*AVAILABLE DATA*
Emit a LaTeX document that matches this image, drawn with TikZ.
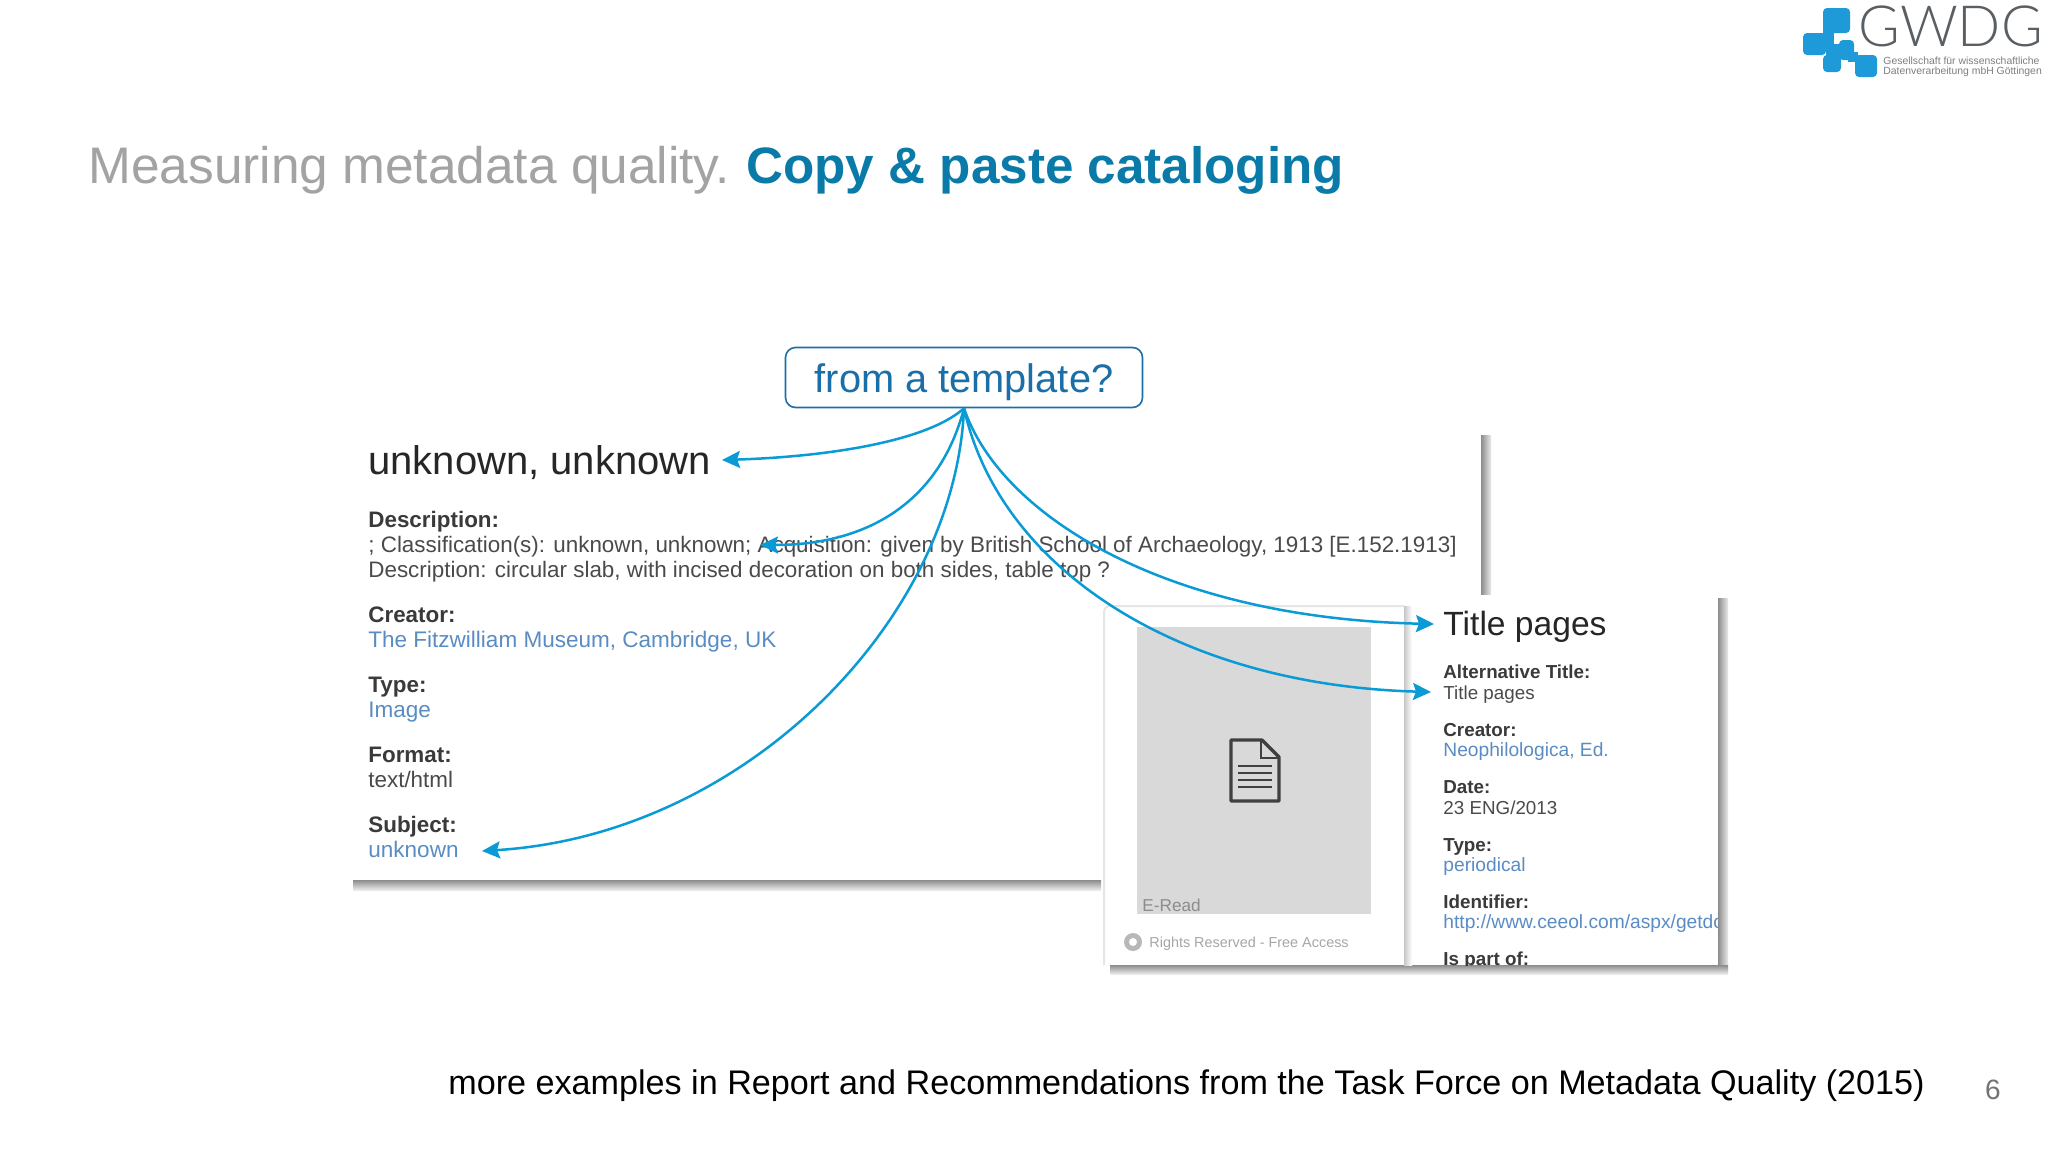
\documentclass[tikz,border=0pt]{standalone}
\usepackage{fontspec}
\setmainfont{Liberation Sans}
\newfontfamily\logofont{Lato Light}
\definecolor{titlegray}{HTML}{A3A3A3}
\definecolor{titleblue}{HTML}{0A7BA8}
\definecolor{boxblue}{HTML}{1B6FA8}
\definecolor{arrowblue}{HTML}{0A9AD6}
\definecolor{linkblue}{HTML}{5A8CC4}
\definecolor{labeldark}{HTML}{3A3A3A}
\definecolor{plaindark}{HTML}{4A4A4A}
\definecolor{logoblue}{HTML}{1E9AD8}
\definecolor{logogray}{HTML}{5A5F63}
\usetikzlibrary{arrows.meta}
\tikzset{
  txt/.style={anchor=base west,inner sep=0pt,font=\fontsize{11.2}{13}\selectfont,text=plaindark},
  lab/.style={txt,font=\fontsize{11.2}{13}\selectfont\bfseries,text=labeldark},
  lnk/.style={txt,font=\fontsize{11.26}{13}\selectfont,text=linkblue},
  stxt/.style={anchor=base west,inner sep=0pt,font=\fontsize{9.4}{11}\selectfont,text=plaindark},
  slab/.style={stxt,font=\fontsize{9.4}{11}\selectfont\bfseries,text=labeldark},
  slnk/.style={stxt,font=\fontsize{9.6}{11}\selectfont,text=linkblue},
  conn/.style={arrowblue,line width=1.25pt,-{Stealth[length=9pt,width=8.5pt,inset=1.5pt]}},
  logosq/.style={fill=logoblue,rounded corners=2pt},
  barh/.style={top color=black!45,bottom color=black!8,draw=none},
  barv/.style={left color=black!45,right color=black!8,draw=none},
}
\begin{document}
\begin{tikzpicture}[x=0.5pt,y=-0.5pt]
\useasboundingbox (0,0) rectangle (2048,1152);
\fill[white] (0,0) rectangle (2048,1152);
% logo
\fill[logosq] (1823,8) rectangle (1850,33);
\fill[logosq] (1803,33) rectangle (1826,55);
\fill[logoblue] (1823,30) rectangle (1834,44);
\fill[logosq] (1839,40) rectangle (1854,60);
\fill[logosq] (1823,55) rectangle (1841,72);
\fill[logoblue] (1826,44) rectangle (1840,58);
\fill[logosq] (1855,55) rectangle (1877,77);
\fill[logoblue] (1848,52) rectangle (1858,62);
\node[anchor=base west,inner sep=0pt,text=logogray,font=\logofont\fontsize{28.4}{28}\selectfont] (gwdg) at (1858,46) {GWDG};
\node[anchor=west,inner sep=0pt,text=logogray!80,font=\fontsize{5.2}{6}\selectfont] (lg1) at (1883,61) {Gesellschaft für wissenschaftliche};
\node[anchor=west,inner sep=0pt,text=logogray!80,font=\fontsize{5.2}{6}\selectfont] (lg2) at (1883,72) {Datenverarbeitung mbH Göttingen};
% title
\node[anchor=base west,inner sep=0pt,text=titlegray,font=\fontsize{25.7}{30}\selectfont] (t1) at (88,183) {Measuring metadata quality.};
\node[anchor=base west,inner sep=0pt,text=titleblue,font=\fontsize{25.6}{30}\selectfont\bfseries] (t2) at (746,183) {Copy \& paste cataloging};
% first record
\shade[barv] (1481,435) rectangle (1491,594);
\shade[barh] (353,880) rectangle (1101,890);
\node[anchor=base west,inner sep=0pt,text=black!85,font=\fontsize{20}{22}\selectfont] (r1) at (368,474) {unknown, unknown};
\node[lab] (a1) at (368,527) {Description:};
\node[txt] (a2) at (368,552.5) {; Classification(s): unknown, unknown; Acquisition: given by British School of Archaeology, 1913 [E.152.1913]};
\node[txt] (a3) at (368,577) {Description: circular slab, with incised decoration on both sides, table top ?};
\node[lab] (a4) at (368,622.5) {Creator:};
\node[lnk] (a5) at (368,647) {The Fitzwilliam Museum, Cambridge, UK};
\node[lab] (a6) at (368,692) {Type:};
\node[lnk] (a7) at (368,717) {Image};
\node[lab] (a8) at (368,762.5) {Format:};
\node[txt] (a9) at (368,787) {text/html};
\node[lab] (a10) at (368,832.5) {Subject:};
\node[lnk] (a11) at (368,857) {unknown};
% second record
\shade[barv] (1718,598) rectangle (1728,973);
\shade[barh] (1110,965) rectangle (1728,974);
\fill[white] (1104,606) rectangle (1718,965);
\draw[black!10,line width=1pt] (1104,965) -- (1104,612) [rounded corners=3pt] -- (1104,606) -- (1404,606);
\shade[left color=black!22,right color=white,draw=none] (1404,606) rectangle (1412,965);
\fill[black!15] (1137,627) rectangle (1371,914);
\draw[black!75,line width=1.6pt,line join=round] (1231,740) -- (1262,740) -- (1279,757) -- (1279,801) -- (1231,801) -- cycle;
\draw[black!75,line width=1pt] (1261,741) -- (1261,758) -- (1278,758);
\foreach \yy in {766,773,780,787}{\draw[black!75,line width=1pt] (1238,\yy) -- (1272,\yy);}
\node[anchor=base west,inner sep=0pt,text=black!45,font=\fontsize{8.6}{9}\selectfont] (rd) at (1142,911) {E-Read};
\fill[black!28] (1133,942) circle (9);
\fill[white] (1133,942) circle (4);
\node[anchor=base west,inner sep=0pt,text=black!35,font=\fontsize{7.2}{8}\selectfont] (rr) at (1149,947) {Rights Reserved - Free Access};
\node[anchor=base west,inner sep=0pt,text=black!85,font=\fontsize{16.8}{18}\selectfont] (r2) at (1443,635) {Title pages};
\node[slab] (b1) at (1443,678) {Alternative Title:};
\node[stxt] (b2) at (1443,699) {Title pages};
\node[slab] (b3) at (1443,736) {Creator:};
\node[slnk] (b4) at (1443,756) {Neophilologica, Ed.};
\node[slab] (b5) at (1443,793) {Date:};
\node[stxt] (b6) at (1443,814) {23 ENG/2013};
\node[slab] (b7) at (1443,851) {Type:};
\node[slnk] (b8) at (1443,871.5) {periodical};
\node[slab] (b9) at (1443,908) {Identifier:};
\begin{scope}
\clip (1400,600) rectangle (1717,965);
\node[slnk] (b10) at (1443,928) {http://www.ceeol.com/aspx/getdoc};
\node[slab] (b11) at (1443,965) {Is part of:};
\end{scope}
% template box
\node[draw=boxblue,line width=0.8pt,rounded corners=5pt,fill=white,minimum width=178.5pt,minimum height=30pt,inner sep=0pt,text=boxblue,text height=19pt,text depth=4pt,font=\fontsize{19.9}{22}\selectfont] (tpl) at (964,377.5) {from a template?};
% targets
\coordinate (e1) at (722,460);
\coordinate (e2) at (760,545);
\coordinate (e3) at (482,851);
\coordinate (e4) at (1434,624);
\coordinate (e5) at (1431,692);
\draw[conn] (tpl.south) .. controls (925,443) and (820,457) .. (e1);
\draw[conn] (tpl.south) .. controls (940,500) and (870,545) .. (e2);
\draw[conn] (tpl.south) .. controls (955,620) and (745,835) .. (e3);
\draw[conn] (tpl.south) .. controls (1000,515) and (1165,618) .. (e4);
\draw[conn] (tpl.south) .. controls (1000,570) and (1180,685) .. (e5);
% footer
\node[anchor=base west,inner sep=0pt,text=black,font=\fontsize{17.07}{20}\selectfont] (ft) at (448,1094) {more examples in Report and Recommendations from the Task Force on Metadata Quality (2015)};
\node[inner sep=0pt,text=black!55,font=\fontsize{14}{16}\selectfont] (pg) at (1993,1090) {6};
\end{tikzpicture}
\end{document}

*WHAT IS ASKED*
Please transcribe the material above exactly as written. Leave the pictures out.

*FINAL RESULT*
Emit a LaTeX document that matches this image, drawn with TikZ.
\documentclass[tikz,border=0pt]{standalone}
\usepackage{fontspec}
\setmainfont{Liberation Sans}
\newfontfamily\logofont{Lato Light}
\definecolor{titlegray}{HTML}{A3A3A3}
\definecolor{titleblue}{HTML}{0A7BA8}
\definecolor{boxblue}{HTML}{1B6FA8}
\definecolor{arrowblue}{HTML}{0A9AD6}
\definecolor{linkblue}{HTML}{5A8CC4}
\definecolor{labeldark}{HTML}{3A3A3A}
\definecolor{plaindark}{HTML}{4A4A4A}
\definecolor{logoblue}{HTML}{1E9AD8}
\definecolor{logogray}{HTML}{5A5F63}
\usetikzlibrary{arrows.meta}
\tikzset{
  txt/.style={anchor=base west,inner sep=0pt,font=\fontsize{11.2}{13}\selectfont,text=plaindark},
  lab/.style={txt,font=\fontsize{11.2}{13}\selectfont\bfseries,text=labeldark},
  lnk/.style={txt,font=\fontsize{11.26}{13}\selectfont,text=linkblue},
  stxt/.style={anchor=base west,inner sep=0pt,font=\fontsize{9.4}{11}\selectfont,text=plaindark},
  slab/.style={stxt,font=\fontsize{9.4}{11}\selectfont\bfseries,text=labeldark},
  slnk/.style={stxt,font=\fontsize{9.6}{11}\selectfont,text=linkblue},
  conn/.style={arrowblue,line width=1.25pt,-{Stealth[length=9pt,width=8.5pt,inset=1.5pt]}},
  logosq/.style={fill=logoblue,rounded corners=2pt},
  barh/.style={top color=black!45,bottom color=black!8,draw=none},
  barv/.style={left color=black!45,right color=black!8,draw=none},
}
\begin{document}
\begin{tikzpicture}[x=0.5pt,y=-0.5pt]
\useasboundingbox (0,0) rectangle (2048,1152);
\fill[white] (0,0) rectangle (2048,1152);
% logo
\fill[logosq] (1823,8) rectangle (1850,33);
\fill[logosq] (1803,33) rectangle (1826,55);
\fill[logoblue] (1823,30) rectangle (1834,44);
\fill[logosq] (1839,40) rectangle (1854,60);
\fill[logosq] (1823,55) rectangle (1841,72);
\fill[logoblue] (1826,44) rectangle (1840,58);
\fill[logosq] (1855,55) rectangle (1877,77);
\fill[logoblue] (1848,52) rectangle (1858,62);
\node[anchor=base west,inner sep=0pt,text=logogray,font=\logofont\fontsize{28.4}{28}\selectfont] (gwdg) at (1858,46) {GWDG};
\node[anchor=west,inner sep=0pt,text=logogray!80,font=\fontsize{5.2}{6}\selectfont] (lg1) at (1883,61) {Gesellschaft für wissenschaftliche};
\node[anchor=west,inner sep=0pt,text=logogray!80,font=\fontsize{5.2}{6}\selectfont] (lg2) at (1883,72) {Datenverarbeitung mbH Göttingen};
% title
\node[anchor=base west,inner sep=0pt,text=titlegray,font=\fontsize{25.7}{30}\selectfont] (t1) at (88,183) {Measuring metadata quality.};
\node[anchor=base west,inner sep=0pt,text=titleblue,font=\fontsize{25.6}{30}\selectfont\bfseries] (t2) at (746,183) {Copy \& paste cataloging};
% first record
\shade[barv] (1481,435) rectangle (1491,594);
\shade[barh] (353,880) rectangle (1101,890);
\node[anchor=base west,inner sep=0pt,text=black!85,font=\fontsize{20}{22}\selectfont] (r1) at (368,474) {unknown, unknown};
\node[lab] (a1) at (368,527) {Description:};
\node[txt] (a2) at (368,552.5) {; Classification(s): unknown, unknown; Acquisition: given by British School of Archaeology, 1913 [E.152.1913]};
\node[txt] (a3) at (368,577) {Description: circular slab, with incised decoration on both sides, table top ?};
\node[lab] (a4) at (368,622.5) {Creator:};
\node[lnk] (a5) at (368,647) {The Fitzwilliam Museum, Cambridge, UK};
\node[lab] (a6) at (368,692) {Type:};
\node[lnk] (a7) at (368,717) {Image};
\node[lab] (a8) at (368,762.5) {Format:};
\node[txt] (a9) at (368,787) {text/html};
\node[lab] (a10) at (368,832.5) {Subject:};
\node[lnk] (a11) at (368,857) {unknown};
% second record
\shade[barv] (1718,598) rectangle (1728,973);
\shade[barh] (1110,965) rectangle (1728,974);
\fill[white] (1104,606) rectangle (1718,965);
\draw[black!10,line width=1pt] (1104,965) -- (1104,612) [rounded corners=3pt] -- (1104,606) -- (1404,606);
\shade[left color=black!22,right color=white,draw=none] (1404,606) rectangle (1412,965);
\fill[black!15] (1137,627) rectangle (1371,914);
\draw[black!75,line width=1.6pt,line join=round] (1231,740) -- (1262,740) -- (1279,757) -- (1279,801) -- (1231,801) -- cycle;
\draw[black!75,line width=1pt] (1261,741) -- (1261,758) -- (1278,758);
\foreach \yy in {766,773,780,787}{\draw[black!75,line width=1pt] (1238,\yy) -- (1272,\yy);}
\node[anchor=base west,inner sep=0pt,text=black!45,font=\fontsize{8.6}{9}\selectfont] (rd) at (1142,911) {E-Read};
\fill[black!28] (1133,942) circle (9);
\fill[white] (1133,942) circle (4);
\node[anchor=base west,inner sep=0pt,text=black!35,font=\fontsize{7.2}{8}\selectfont] (rr) at (1149,947) {Rights Reserved - Free Access};
\node[anchor=base west,inner sep=0pt,text=black!85,font=\fontsize{16.8}{18}\selectfont] (r2) at (1443,635) {Title pages};
\node[slab] (b1) at (1443,678) {Alternative Title:};
\node[stxt] (b2) at (1443,699) {Title pages};
\node[slab] (b3) at (1443,736) {Creator:};
\node[slnk] (b4) at (1443,756) {Neophilologica, Ed.};
\node[slab] (b5) at (1443,793) {Date:};
\node[stxt] (b6) at (1443,814) {23 ENG/2013};
\node[slab] (b7) at (1443,851) {Type:};
\node[slnk] (b8) at (1443,871.5) {periodical};
\node[slab] (b9) at (1443,908) {Identifier:};
\begin{scope}
\clip (1400,600) rectangle (1717,965);
\node[slnk] (b10) at (1443,928) {http://www.ceeol.com/aspx/getdoc};
\node[slab] (b11) at (1443,965) {Is part of:};
\end{scope}
% template box
\node[draw=boxblue,line width=0.8pt,rounded corners=5pt,fill=white,minimum width=178.5pt,minimum height=30pt,inner sep=0pt,text=boxblue,text height=19pt,text depth=4pt,font=\fontsize{19.9}{22}\selectfont] (tpl) at (964,377.5) {from a template?};
% targets
\coordinate (e1) at (722,460);
\coordinate (e2) at (760,545);
\coordinate (e3) at (482,851);
\coordinate (e4) at (1434,624);
\coordinate (e5) at (1431,692);
\draw[conn] (tpl.south) .. controls (925,443) and (820,457) .. (e1);
\draw[conn] (tpl.south) .. controls (940,500) and (870,545) .. (e2);
\draw[conn] (tpl.south) .. controls (955,620) and (745,835) .. (e3);
\draw[conn] (tpl.south) .. controls (1000,515) and (1165,618) .. (e4);
\draw[conn] (tpl.south) .. controls (1000,570) and (1180,685) .. (e5);
% footer
\node[anchor=base west,inner sep=0pt,text=black,font=\fontsize{17.07}{20}\selectfont] (ft) at (448,1094) {more examples in Report and Recommendations from the Task Force on Metadata Quality (2015)};
\node[inner sep=0pt,text=black!55,font=\fontsize{14}{16}\selectfont] (pg) at (1993,1090) {6};
\end{tikzpicture}
\end{document}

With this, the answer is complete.